Stakeholders in tomato trade have been asked to collaborate with researchers to produce varieties of tomato seeds to suit climatic conditions in the Northern part of Ghana so that it could be cultivated all year round.
Mr Mark Woyongo, Upper East Regional Minister, who made the call, said that the Northern Star Tomato Company, if put to full capacity could process all tomatoes produced in the Region and those from Burkina Faso to prevent glut and waste.
He was speaking at the opening of Stakeholders Workshop on Joint Tomato Venture between Ghana and Burkina Faso, on Tuesday in Bolgatanga.
It formed part of a process being undertaken by the Ghana Trade and Livelihood Coalition (GTLC) and its Burkina Faso counterpart, to promote tomato trade between the two countries by eliminating unnecessary rivalries, tensions and unhealthy competitions that characterize the tomato trade.

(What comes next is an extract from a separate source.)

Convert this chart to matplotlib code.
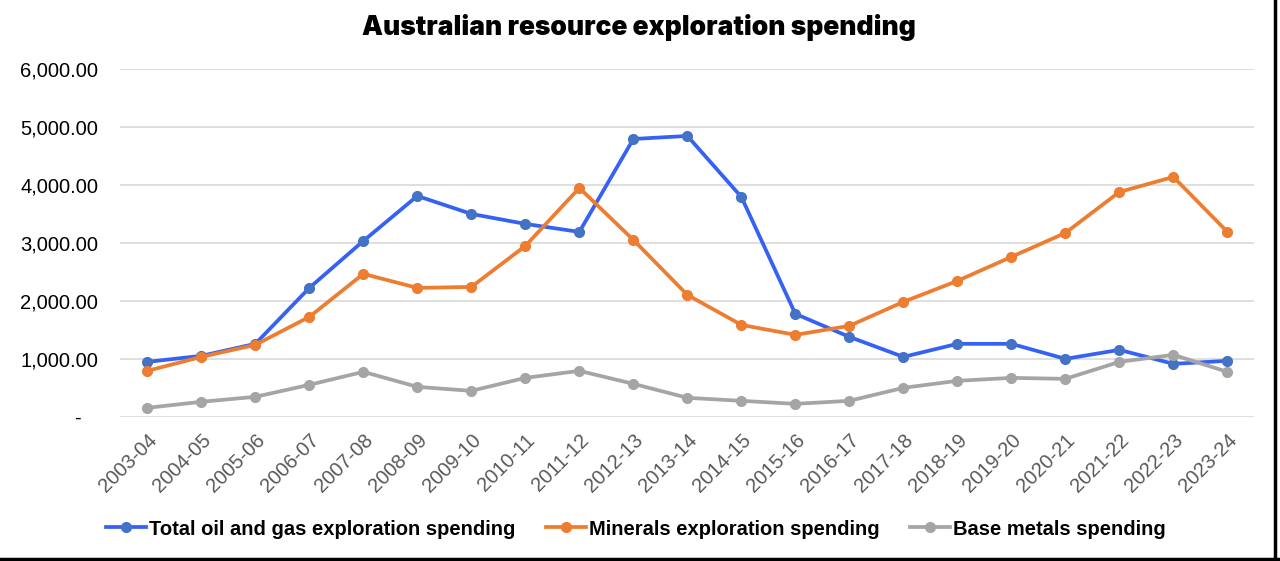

Mr Woyongo said “I would wish to reiterate that the tomato factory is prepared to enter into any bilateral agreement with Burkina Faso for the continuous supply of raw materials, which are tomatoes, for its operations. I therefore wish to urge our counterparts from Burkina Faso to seriously think over the issue and give it the needed attention for the mutual benefits of our people”.
Other areas that could be exploited, the Minister said were shea nut and cotton processing.
Mr Ibrahim Akalbila, coordinator of GTLC, presenting a paper on tomato production in the Upper East Region, said about 91.8 per cent of tomato growers were commercial farmers and it had been identified to be the only crop that farmers could rely on to make good income.
However, the industry was being hampered by problems including, lack of suitable seed for both rainy and dry season cultivation, diseases and poor market.
Mr Akalbila said that a research done in 2009 showed that about 30 per cent of respondents did not have access to agricultural extension services and of the 43 per cent who received advice from agriculture officers, only 15.3 per cent had improved yields.